#### [REQUEST]
Return every line below as is, leaving out the pictures.

== DATASET EXTRACT ==

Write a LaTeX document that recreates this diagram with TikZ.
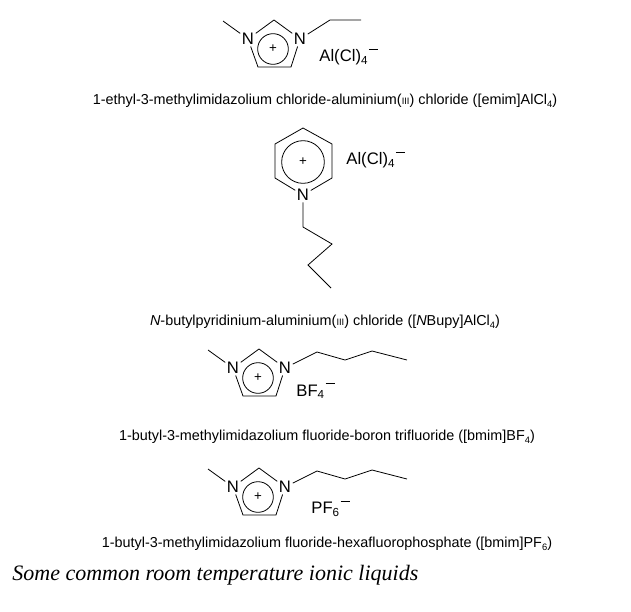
\documentclass[tikz,border=0pt]{standalone}
\usepackage{fontspec}
\setmainfont{Liberation Sans}
\newfontfamily\capfont{Liberation Serif}
\newcommand{\subm}[1]{\textsubscript{#1}\kern0.5pt\raisebox{0.7em}{\rule{0.55em}{0.7pt}}}
\newcommand{\sbx}[1]{\raisebox{-0.3ex}{\scriptsize #1}}
\begin{document}
\begin{tikzpicture}[x=0.75pt,y=-0.75pt,line width=0.6pt,
  atom/.style={inner sep=1pt,font=\fontsize{12.5}{13}\selectfont},
  lbl/.style={inner sep=0pt,font=\fontsize{10.8}{12}\selectfont},
  ion/.style={inner sep=0pt,anchor=west,font=\fontsize{12.5}{13}\selectfont},
  pt/.style={inner sep=0pt,minimum size=0pt}]
\useasboundingbox (0,0) rectangle (631,611);
\newcommand{\imring}[3]{%
 \node[atom] (#1NL) at (#2,#3) {N};
 \node[atom] (#1NR) at (#2+52,#3) {N};
 \coordinate (#1C2) at (#2+26,#3-19);
 \coordinate (#1C4) at (#2+10,#3+28);
 \coordinate (#1C5) at (#2+43,#3+28);
 \coordinate (#1Me) at (#2-25,#3-18);
 \draw (#1NL) -- (#1C2) -- (#1NR) -- (#1C5) -- (#1C4) -- (#1NL) -- (#1Me);
 \node[draw,circle,minimum size=23,inner sep=0pt,font=\fontsize{10}{10}\selectfont] (#1ch) at (#2+25,#3+10) {+};
}
\imring{a}{248}{39}
\coordinate (a1) at (330,20); \coordinate (a2) at (361,20);
\draw (aNR) -- (a1) -- (a2);
\node[ion] (aion) at (319,57) {Al(Cl)\subm{4}};
\node[lbl] (l1) at (325,101) {1-ethyl-3-methylimidazolium chloride-aluminium({\scriptsize III}) chloride ([emim]AlCl\sbx{4})};
\coordinate (p1) at (303,128); \coordinate (p2) at (275,144); \coordinate (p3) at (275,178);
\node[atom] (pN) at (303,195) {N};
\coordinate (p5) at (332,178); \coordinate (p6) at (332,144);
\draw (pN) -- (p3) -- (p2) -- (p1) -- (p6) -- (p5) -- (pN);
\node[draw,circle,minimum size=32,inner sep=0pt,font=\fontsize{10}{10}\selectfont] (pch) at (303,162) {+};
\coordinate (b1) at (303,227); \coordinate (b2) at (332,244); \coordinate (b3) at (308,265); \coordinate (b4) at (331,288);
\draw (pN) -- (b1) -- (b2) -- (b3) -- (b4);
\node[ion] (pion) at (346,160) {Al(Cl)\subm{4}};
\node[lbl] (l2) at (325,322) {\textit{N}-butylpyridinium-aluminium({\scriptsize III}) chloride ([\textit{N}Bupy]AlCl\sbx{4})};
\imring{c}{233}{368}
\coordinate (c1) at (317,352); \coordinate (c2) at (345,360); \coordinate (c3) at (372,351); \coordinate (c4) at (407,360);
\draw (cNR) -- (c1) -- (c2) -- (c3) -- (c4);
\node[ion] (cion) at (296,391) {BF\subm{4}};
\node[lbl] (l3) at (327,437) {1-butyl-3-methylimidazolium fluoride-boron trifluoride ([bmim]BF\sbx{4})};
\imring{d}{233}{487}
\coordinate (d1) at (317,471); \coordinate (d2) at (345,479); \coordinate (d3) at (372,470); \coordinate (d4) at (407,479);
\draw (dNR) -- (d1) -- (d2) -- (d3) -- (d4);
\node[ion] (dion) at (311,509) {PF\subm{6}};
\node[lbl] (l4) at (327,544) {1-butyl-3-methylimidazolium fluoride-hexafluorophosphate ([bmim]PF\sbx{6})};
\node[inner sep=0pt,anchor=west,font=\capfont\itshape\fontsize{16.5}{18}\selectfont] (cap) at (12,575) {Some common room temperature ionic liquids};
\end{tikzpicture}
\end{document}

===

#### [ANSWER]
Write a LaTeX document that recreates this diagram with TikZ.
\documentclass[tikz,border=0pt]{standalone}
\usepackage{fontspec}
\setmainfont{Liberation Sans}
\newfontfamily\capfont{Liberation Serif}
\newcommand{\subm}[1]{\textsubscript{#1}\kern0.5pt\raisebox{0.7em}{\rule{0.55em}{0.7pt}}}
\newcommand{\sbx}[1]{\raisebox{-0.3ex}{\scriptsize #1}}
\begin{document}
\begin{tikzpicture}[x=0.75pt,y=-0.75pt,line width=0.6pt,
  atom/.style={inner sep=1pt,font=\fontsize{12.5}{13}\selectfont},
  lbl/.style={inner sep=0pt,font=\fontsize{10.8}{12}\selectfont},
  ion/.style={inner sep=0pt,anchor=west,font=\fontsize{12.5}{13}\selectfont},
  pt/.style={inner sep=0pt,minimum size=0pt}]
\useasboundingbox (0,0) rectangle (631,611);
\newcommand{\imring}[3]{%
 \node[atom] (#1NL) at (#2,#3) {N};
 \node[atom] (#1NR) at (#2+52,#3) {N};
 \coordinate (#1C2) at (#2+26,#3-19);
 \coordinate (#1C4) at (#2+10,#3+28);
 \coordinate (#1C5) at (#2+43,#3+28);
 \coordinate (#1Me) at (#2-25,#3-18);
 \draw (#1NL) -- (#1C2) -- (#1NR) -- (#1C5) -- (#1C4) -- (#1NL) -- (#1Me);
 \node[draw,circle,minimum size=23,inner sep=0pt,font=\fontsize{10}{10}\selectfont] (#1ch) at (#2+25,#3+10) {+};
}
\imring{a}{248}{39}
\coordinate (a1) at (330,20); \coordinate (a2) at (361,20);
\draw (aNR) -- (a1) -- (a2);
\node[ion] (aion) at (319,57) {Al(Cl)\subm{4}};
\node[lbl] (l1) at (325,101) {1-ethyl-3-methylimidazolium chloride-aluminium({\scriptsize III}) chloride ([emim]AlCl\sbx{4})};
\coordinate (p1) at (303,128); \coordinate (p2) at (275,144); \coordinate (p3) at (275,178);
\node[atom] (pN) at (303,195) {N};
\coordinate (p5) at (332,178); \coordinate (p6) at (332,144);
\draw (pN) -- (p3) -- (p2) -- (p1) -- (p6) -- (p5) -- (pN);
\node[draw,circle,minimum size=32,inner sep=0pt,font=\fontsize{10}{10}\selectfont] (pch) at (303,162) {+};
\coordinate (b1) at (303,227); \coordinate (b2) at (332,244); \coordinate (b3) at (308,265); \coordinate (b4) at (331,288);
\draw (pN) -- (b1) -- (b2) -- (b3) -- (b4);
\node[ion] (pion) at (346,160) {Al(Cl)\subm{4}};
\node[lbl] (l2) at (325,322) {\textit{N}-butylpyridinium-aluminium({\scriptsize III}) chloride ([\textit{N}Bupy]AlCl\sbx{4})};
\imring{c}{233}{368}
\coordinate (c1) at (317,352); \coordinate (c2) at (345,360); \coordinate (c3) at (372,351); \coordinate (c4) at (407,360);
\draw (cNR) -- (c1) -- (c2) -- (c3) -- (c4);
\node[ion] (cion) at (296,391) {BF\subm{4}};
\node[lbl] (l3) at (327,437) {1-butyl-3-methylimidazolium fluoride-boron trifluoride ([bmim]BF\sbx{4})};
\imring{d}{233}{487}
\coordinate (d1) at (317,471); \coordinate (d2) at (345,479); \coordinate (d3) at (372,470); \coordinate (d4) at (407,479);
\draw (dNR) -- (d1) -- (d2) -- (d3) -- (d4);
\node[ion] (dion) at (311,509) {PF\subm{6}};
\node[lbl] (l4) at (327,544) {1-butyl-3-methylimidazolium fluoride-hexafluorophosphate ([bmim]PF\sbx{6})};
\node[inner sep=0pt,anchor=west,font=\capfont\itshape\fontsize{16.5}{18}\selectfont] (cap) at (12,575) {Some common room temperature ionic liquids};
\end{tikzpicture}
\end{document}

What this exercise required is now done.